Le Berengaria dans les années 1930.

"Je n'étais plus une oie blanche. Si un homme m'invitait à monter dans sa chambre à coucher pour me montrer ses gravures, ce n'était pas une conversation sur l'art qu'il cherchait à avoir, je le savais."
 
    De fait, alors que le synopsis et le début du roman nous laissaient croire que l'intrigue se déroulerait intégralement à bord du paquebot – concept sujet à un huis clos de grande classe – il s'avère que les éléments nécessaires au décor ne sont encore pas tous posés lorsque nos personnages arrivent à bon port. On apprécie évidemment l'atmosphère extravagante et excessive d'Hollywood et du monde du cinéma, mais on regrette un peu le potentiel qu'aurait eu une intrigue entière en haute mer façon "meurtre en croisière". Finalement, il y avait dans ce huitième tome matière à donner naissance à deux histoires bien distinctes.
 
L'intérieur du réel Berengaria...

"— Quel amour, ce Graig ! Il nous emmène de nouveau dîner.
— Pas toi, maman. C'est moi seule qu'il a invitée.
— Quelle drôle d'idée. Il en pince peut-être pour les vierges. Prends garde. La banquette arrière des autos américaines est assez large pour qu'on y commette une foule de pêchés."

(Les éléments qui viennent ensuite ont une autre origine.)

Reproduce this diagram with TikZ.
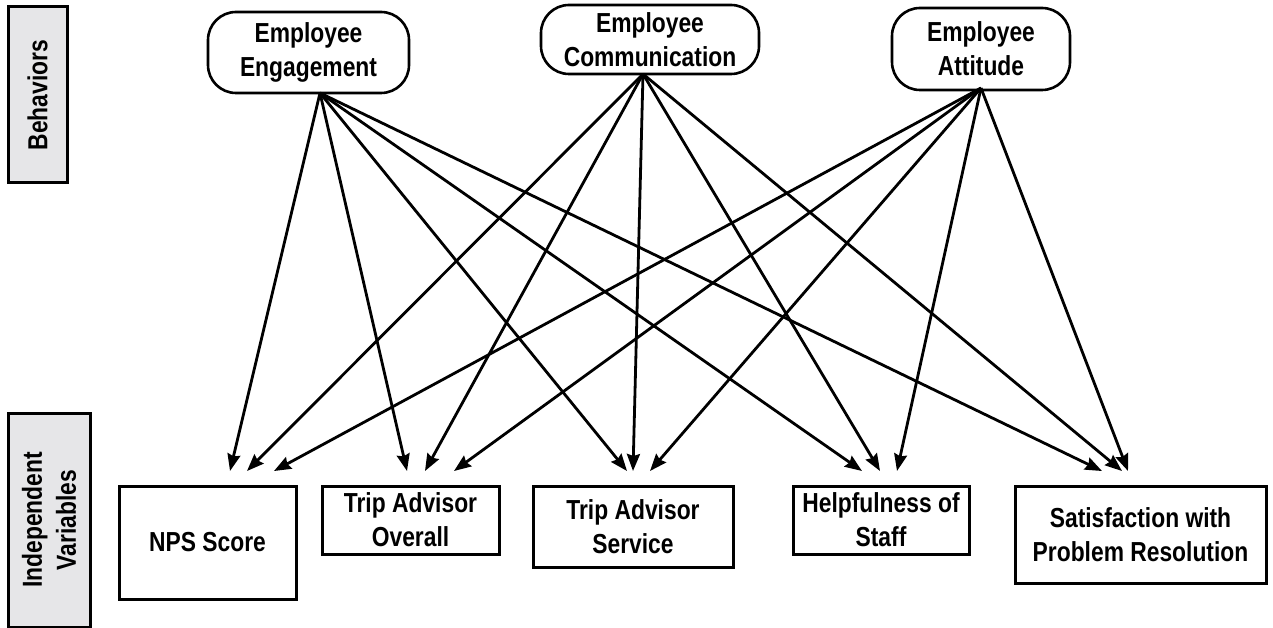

    La solution du mystère, aussi, est donnée à la va-vite, comme sortie du chapeau de l'autrice sans que le lecteur ait pu bénéficier des réels indices pour que la chance lui soit donnée de résoudre lui aussi le crime. L'auteur du meurtre manque également du relief et du charisme qu'on espérait, et ce même si le mobile ainsi que l'ensemble du scénario se tiennent malgré tout.
 
 
"Puis, à la vue de notre maisonnette, qu'il avait à peine aperçue la veille au soir dans l'obscurité, il fronça les sourcils.
— Seigneur, quelle abominable monstruosité ! fit-il. Cet homme n'avait aucun goût.
— C'est censé être un cottage, répondis-je. Et celui que vous voyez là-bas, entre les arbres, est pire encore. Au moins, le nôtre ne déparerait pas dans un village anglais des plus adorables, alors que seuls les frères Grimm pourraient vivre dans l'autre (...).
— Justement, qui l'occupe, en ce moment ? demanda-t-il. La créature de Frankenstein ?"

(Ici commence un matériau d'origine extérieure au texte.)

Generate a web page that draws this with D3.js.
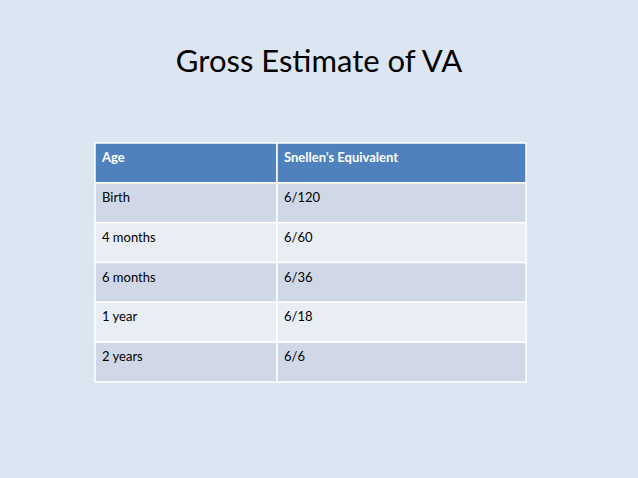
<!DOCTYPE html>
<html><head><meta charset="utf-8">
<script src="https://cdn.jsdelivr.net/npm/d3@7"></script>
<style>body{margin:0;background:#dce6f2;}</style>
</head><body>
<script>
const title = "Gross Estimate of VA";
const headers = ["Age", "Snellen’s Equivalent"];
const ages = ["Birth", "4 months", "6 months", "1 year", "2 years"];
const snellen = ["6/120", "6/60", "6/36", "6/18", "6/6"];

const W = 638, H = 478;
const svg = d3.select("body").append("svg").attr("width", W).attr("height", H);
svg.append("rect").attr("width", W).attr("height", H).attr("fill", "#dce6f2");
svg.append("text").attr("x", 319).attr("y", 72).attr("text-anchor", "middle")
  .attr("font-family", "Lato, 'Open Sans', sans-serif").attr("font-size", 31).attr("fill", "#000").text(title);

const rows = [headers].concat(ages.map((a, i) => [a, snellen[i]]));
const y = d3.scaleBand().domain(d3.range(rows.length)).range([143, 382]);
const x = d3.scaleOrdinal().domain([0, 1]).range([95, 277]);
const wcol = [182, 249];
rows.forEach((r, i) => {
  r.forEach((t, j) => {
    const fill = i === 0 ? "#4f81bd" : (i % 2 ? "#d0d8e8" : "#e9edf4");
    svg.append("rect").attr("x", x(j)).attr("y", y(i)).attr("width", wcol[j]).attr("height", y.bandwidth())
      .attr("fill", fill).attr("stroke", "#fff").attr("stroke-width", 1.5);
    svg.append("text").attr("x", x(j) + 7).attr("y", y(i) + 19)
      .attr("font-family", "Lato, 'Open Sans', sans-serif").attr("font-size", 13)
      .attr("font-weight", i === 0 ? "bold" : "normal")
      .attr("fill", i === 0 ? "#fff" : "#000").text(t);
  });
});
</script>
</body></html>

En bref : Pas le tome le plus réussi de la série, Son espionne royale et la reine des cœurs reste cependant une lecture légère qui remplit son office mais perd un peu de la qualité des précédents tomes. On retient l'atmosphère luxueuse de la croisière et l'extravagance d'Hollywood, généreusement racontés, mais on regrette la construction inégale de l'intrigue.